De nouvelles perspectives de diagnostic et de soins s'ouvrent à la psychiatrie. En neuropsychiatrie et en biologie, la recherche de bio-marqueurs permettrait de détecter les fragilités des individus avant l'apparition de symptôme et de mettre en place un suivi pour prévenir le développement de la maladie. La recherche sur les thérapies cognitives pourrait également apporter des évolutions bénéfiques à la prise en charge des malades étant donné les premiers résultats positifs obtenus aux Etats-Unis. Il importe de ne pas mener un seul type de recherche mais de faire progresser les connaissances dans tous les domaines. Le réseau de recherches fondées sur les pratiques psychothérapeutiques, labellisé par l'Inserm, se fixe parmi ses objectifs de « développer une collaboration soutenue entre chercheurs et cliniciens en centrant la recherche évaluative sur des questions cliniques favorisant l'amélioration des pratiques ».

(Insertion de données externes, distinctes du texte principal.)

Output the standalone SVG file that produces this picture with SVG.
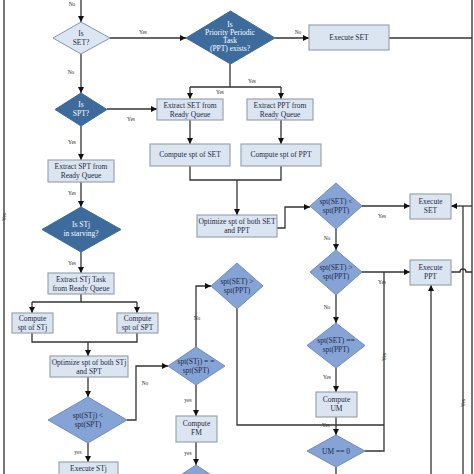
<svg xmlns="http://www.w3.org/2000/svg" width="474" height="474" viewBox="0 0 474 474">
<style>
.box{fill:#dbe5f1;stroke:#9aa4ae;stroke-width:1.2}
.dk{fill:#3d6b9b;stroke:#3d6b9b}
.md{fill:#86a3d6;stroke:#6f8cc0;stroke-width:1}
.lt{fill:#dce6f2;stroke:#7f95b5;stroke-width:1}
.t{font-family:"Liberation Serif",serif;font-size:7.5px;fill:#1f2a44;text-anchor:middle}
.tw{font-family:"Liberation Serif",serif;font-size:7.5px;fill:#ffffff;text-anchor:middle}
.lb{font-family:"Liberation Serif",serif;font-size:5.5px;fill:#333;text-anchor:middle}
.c{fill:none;stroke:#333;stroke-width:1.3}
.a{marker-end:url(#ah)}
.o{fill:none;stroke:#555;stroke-width:1.6}
</style>
<defs>
<marker id="ah" markerUnits="userSpaceOnUse" markerWidth="6" markerHeight="6" refX="6" refY="3" orient="auto">
<path d="M0,0 L6,3 L0,6 z" fill="#111"/>
</marker>
</defs>
<rect width="474" height="474" fill="#ffffff"/>
<g id="connectors">
<path class="o" d="M4,0 V474"/>
<path class="o" d="M472,0 V474"/>
<path class="c a" d="M81,0 V22"/>
<path class="c a" d="M110,38 H186"/>
<path class="c a" d="M275,38 H309"/>
<path class="c" d="M389,38 H472"/>
<path class="c" d="M230,64 V87 M190,87 H281"/>
<path class="c a" d="M190,87 V99"/>
<path class="c a" d="M281,87 V99"/>
<path class="c a" d="M81,54 V93"/>
<path class="c a" d="M107,109 H157"/>
<path class="c a" d="M190,120 V144"/>
<path class="c a" d="M281,120 V144"/>
<path class="c a" d="M81,126 V160"/>
<path class="c" d="M190,166 V180 H281 V166"/>
<path class="c a" d="M237,180 V215"/>
<path class="c a" d="M81,182 V207"/>
<path class="c a" d="M81,252 V273"/>
<path class="c" d="M81,294 V302 M32,302 H137"/>
<path class="c a" d="M32,302 V313"/>
<path class="c a" d="M137,302 V313"/>
<path class="c" d="M32,333 V342 H137 V333"/>
<path class="c a" d="M88,342 V356"/>
<path class="c a" d="M88,377 V397"/>
<path class="c a" d="M88,443 V462"/>
<path class="c a" d="M127,420 H136 V366 H168"/>
<path class="c a" d="M196,385 V416"/>
<path class="c a" d="M196,442 V465"/>
<path class="c a" d="M196,347 V286 H211"/>
<path class="c a" d="M277,228 H285 V207 H310"/>
<path class="c a" d="M362,206 H410"/>
<path class="c a" d="M336,229 V250"/>
<path class="c a" d="M362,272 H410"/>
<path class="c a" d="M336,295 V323"/>
<path class="c a" d="M336,368 V392"/>
<path class="c a" d="M336,417 V435"/>
<path class="c" d="M237,309 V425 H384"/>
<path class="c" d="M384,272 V451 H365"/>
<path class="c" d="M336,467 V474"/>
<path class="c a" d="M431,474 V285"/>
<path class="c a" d="M472,206 H451"/>
<path class="c" d="M463,206 V474"/>
<path class="c" d="M451,272 H460 A3,3 0 0 1 466,272 H472"/>
<text class="lb" x="72" y="6">No</text>
<text class="lb" x="143" y="34">Yes</text>
<text class="lb" x="298" y="34">No</text>
<text class="lb" x="252" y="83">Yes</text>
<text class="lb" x="220" y="94">Yes</text>
<text class="lb" x="71" y="74">No</text>
<text class="lb" x="131" y="121">Yes</text>
<text class="lb" x="72" y="144">Yes</text>
<text class="lb" x="72" y="195">Yes</text>
<text class="lb" x="72" y="265">Yes</text>
<text class="lb" x="78" y="454">yes</text>
<text class="lb" x="145" y="385">No</text>
<text class="lb" x="188" y="402">yes</text>
<text class="lb" x="188" y="455">yes</text>
<text class="lb" x="197" y="320">No</text>
<text class="lb" x="382" y="218">Yes</text>
<text class="lb" x="327" y="240">No</text>
<text class="lb" x="382" y="284">Yes</text>
<text class="lb" x="327" y="309">No</text>
<text class="lb" x="327" y="379">Yes</text>
<text class="lb" x="326" y="427" font-size="4.5">Yes</text>
<text class="lb" transform="translate(6,217) rotate(-90)">Yes</text>
<text class="lb" transform="translate(386,357) rotate(-90)">Yes</text>
<text class="lb" transform="translate(465,403) rotate(-90)">Yes</text>
</g>
<g id="is-set">
<polygon class="lt" points="81,22 110,38 81,54 53,38"/>
<text class="t" x="81" y="36">Is</text>
<text class="t" x="81" y="45">SET?</text>
</g>
<g id="is-ppt">
<polygon class="dk" points="230.5,11 275,38 230.5,64 186,38"/>
<text class="tw" x="230" y="27">Is</text>
<text class="tw" x="230" y="35">Priority Periodic</text>
<text class="tw" x="230" y="43">Task</text>
<text class="tw" x="230" y="51">(PPT) exists?</text>
</g>
<g id="execute-set-1">
<rect class="box" x="309" y="25" width="80" height="25"/>
<text class="t" x="349" y="40">Execute SET</text>
</g>
<g id="is-spt">
<polygon class="dk" points="81,93 107,109.5 81,126 55,109.5"/>
<text class="tw" x="81" y="107">Is</text>
<text class="tw" x="81" y="116">SPT?</text>
</g>
<g id="extract-set">
<rect class="box" x="157" y="99" width="66" height="21"/>
<text class="t" x="190" y="108">Extract SET from</text>
<text class="t" x="190" y="117">Ready Queue</text>
</g>
<g id="extract-ppt">
<rect class="box" x="247" y="99" width="66" height="21"/>
<text class="t" x="280" y="108">Extract PPT from</text>
<text class="t" x="280" y="117">Ready Queue</text>
</g>
<g id="compute-spt-set">
<rect class="box" x="150" y="144" width="80" height="22"/>
<text class="t" x="190" y="157">Compute spt of SET</text>
</g>
<g id="compute-spt-ppt">
<rect class="box" x="241" y="144" width="80" height="22"/>
<text class="t" x="281" y="157">Compute spt of PPT</text>
</g>
<g id="extract-spt">
<rect class="box" x="48" y="160" width="66" height="22"/>
<text class="t" x="81" y="169">Extract SPT from</text>
<text class="t" x="81" y="178">Ready Queue</text>
</g>
<g id="optimize-set-ppt">
<rect class="box" x="197" y="215" width="80" height="22"/>
<text class="t" x="237" y="224">Optimize spt of both SET</text>
<text class="t" x="237" y="233">and PPT</text>
</g>
<g id="is-stj-starving">
<polygon class="dk" points="81,207 121,229.5 81,252 42,229.5"/>
<text class="tw" x="81" y="227">Is STj</text>
<text class="tw" x="81" y="236">in starving?</text>
</g>
<g id="spt-set-lt">
<polygon class="md" points="336,183 362,206 336,229 310,206"/>
<text class="t" x="336" y="204">spt(SET) &lt;</text>
<text class="t" x="336" y="213">spt(PPT)</text>
</g>
<g id="execute-set-2">
<rect class="box" x="410" y="194" width="41" height="25"/>
<text class="t" x="430.5" y="204">Execute</text>
<text class="t" x="430.5" y="213">SET</text>
</g>
<g id="spt-set-gt">
<polygon class="md" points="336,250 362,272 336,295 310,272"/>
<text class="t" x="336" y="270">spt(SET) &gt;</text>
<text class="t" x="336" y="279">spt(PPT)</text>
</g>
<g id="execute-ppt">
<rect class="box" x="410" y="260" width="41" height="25"/>
<text class="t" x="430.5" y="270">Execute</text>
<text class="t" x="430.5" y="279">PPT</text>
</g>
<g id="extract-stj">
<rect class="box" x="48" y="273" width="66" height="21"/>
<text class="t" x="81" y="282">Extract STj Task</text>
<text class="t" x="81" y="291">from Ready Queue</text>
</g>
<g id="spt-set-gt-2">
<polygon class="md" points="237,263 263,286 237,309 211,286"/>
<text class="t" x="237" y="284">spt(SET) &gt;</text>
<text class="t" x="237" y="293">spt(PPT)</text>
</g>
<g id="compute-spt-stj">
<rect class="box" x="12" y="313" width="41" height="20"/>
<text class="t" x="32.5" y="321">Compute</text>
<text class="t" x="32.5" y="330">spt of STj</text>
</g>
<g id="compute-spt-spt">
<rect class="box" x="117" y="313" width="41" height="20"/>
<text class="t" x="137.5" y="321">Compute</text>
<text class="t" x="137.5" y="330">spt of SPT</text>
</g>
<g id="spt-set-eq">
<polygon class="md" points="336,323 365,345.5 336,368 307,345.5"/>
<text class="t" x="336" y="343">spt(SET) ==</text>
<text class="t" x="336" y="352">spt(PPT)</text>
</g>
<g id="optimize-stj-spt">
<rect class="box" x="50" y="356" width="78" height="21"/>
<text class="t" x="89" y="365">Optimize spt of both STj</text>
<text class="t" x="89" y="374">and SPT</text>
</g>
<g id="spt-stj-eq">
<polygon class="md" points="196,347 225,366 196,385 168,366"/>
<text class="t" x="196" y="364">spt(STj) = =</text>
<text class="t" x="196" y="373">spt(SPT)</text>
</g>
<g id="compute-um">
<rect class="box" x="316" y="392" width="41" height="25"/>
<text class="t" x="336.5" y="402">Compute</text>
<text class="t" x="336.5" y="411">UM</text>
</g>
<g id="spt-stj-lt">
<polygon class="md" points="88,397 127,420 88,443 48,420"/>
<text class="t" x="88" y="418">spt(STj) &lt;</text>
<text class="t" x="88" y="427">spt(SPT)</text>
</g>
<g id="compute-fm">
<rect class="box" x="176" y="416" width="41" height="26"/>
<text class="t" x="196.5" y="426">Compute</text>
<text class="t" x="196.5" y="435">FM</text>
</g>
<g id="um-zero">
<polygon class="md" points="336,435 365,451 336,467 307,451"/>
<text class="t" x="336" y="454">UM == 0</text>
</g>
<g id="fm-diamond">
<polygon class="md" points="196,465 222,482 196,499 170,482"/>
</g>
<g id="execute-stj">
<rect class="box" x="59" y="462" width="59" height="20"/>
<text class="t" x="88.5" y="471">Execute STj</text>
</g>
</svg>
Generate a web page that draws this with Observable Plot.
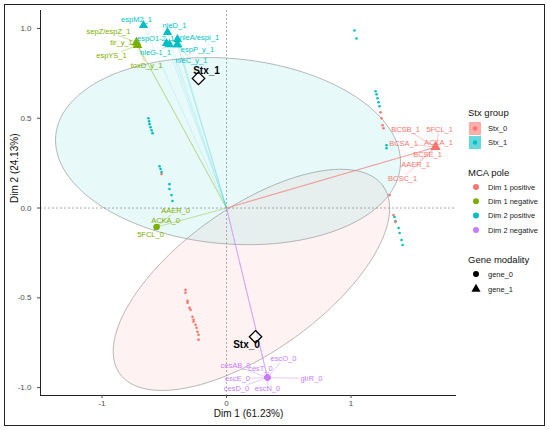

La création d'une instance alliant recherche et soins sur le modèle de l'Institut national du cancer permettrait aux projets innovants d'obtenir les crédits dont ils ont besoin tout en garantissant l'efficacité des sommes allouées.
Il faudrait aussi renforcer la formation continue des pédiatres et des médecins généralistes pour prendre en charge les dépressions et détecter les troubles psychiatriques.
Je propose enfin de mettre en place un observatoire des suicides rattaché à l'Institut de veille sanitaire. D'après une étude de la Drees de septembre 2012, la tendance suicidaire est une problématique importante : au cours des cinq dernières années, 80 % des médecins généralistes ont été confrontés à la tentative de suicide et près de la moitié à un suicide. Le rôle des généralistes dans ce domaine est donc essentiel. L'OMS mène depuis plusieurs années des campagnes de prévention et souligne la situation particulièrement préoccupante en Europe. Des bonnes pratiques existent, comme en Suède, qui reposent sur une meilleure formation des médecins généralistes. Le colloque sur la mortalité due à la crise organisé par France Prévention Suicide et Technologia le 11 février au Sénat a permis de souligner le manque de données épidémiologiques fiables sur les suicides qui sont pourtant nécessaires pour leur prévention.
Ces quelques propositions pourraient améliorer la situation de la psychiatrie et donc celle des malades à l'occasion de la discussion du prochain projet de loi qui nous sera soumis, quel qu'il soit.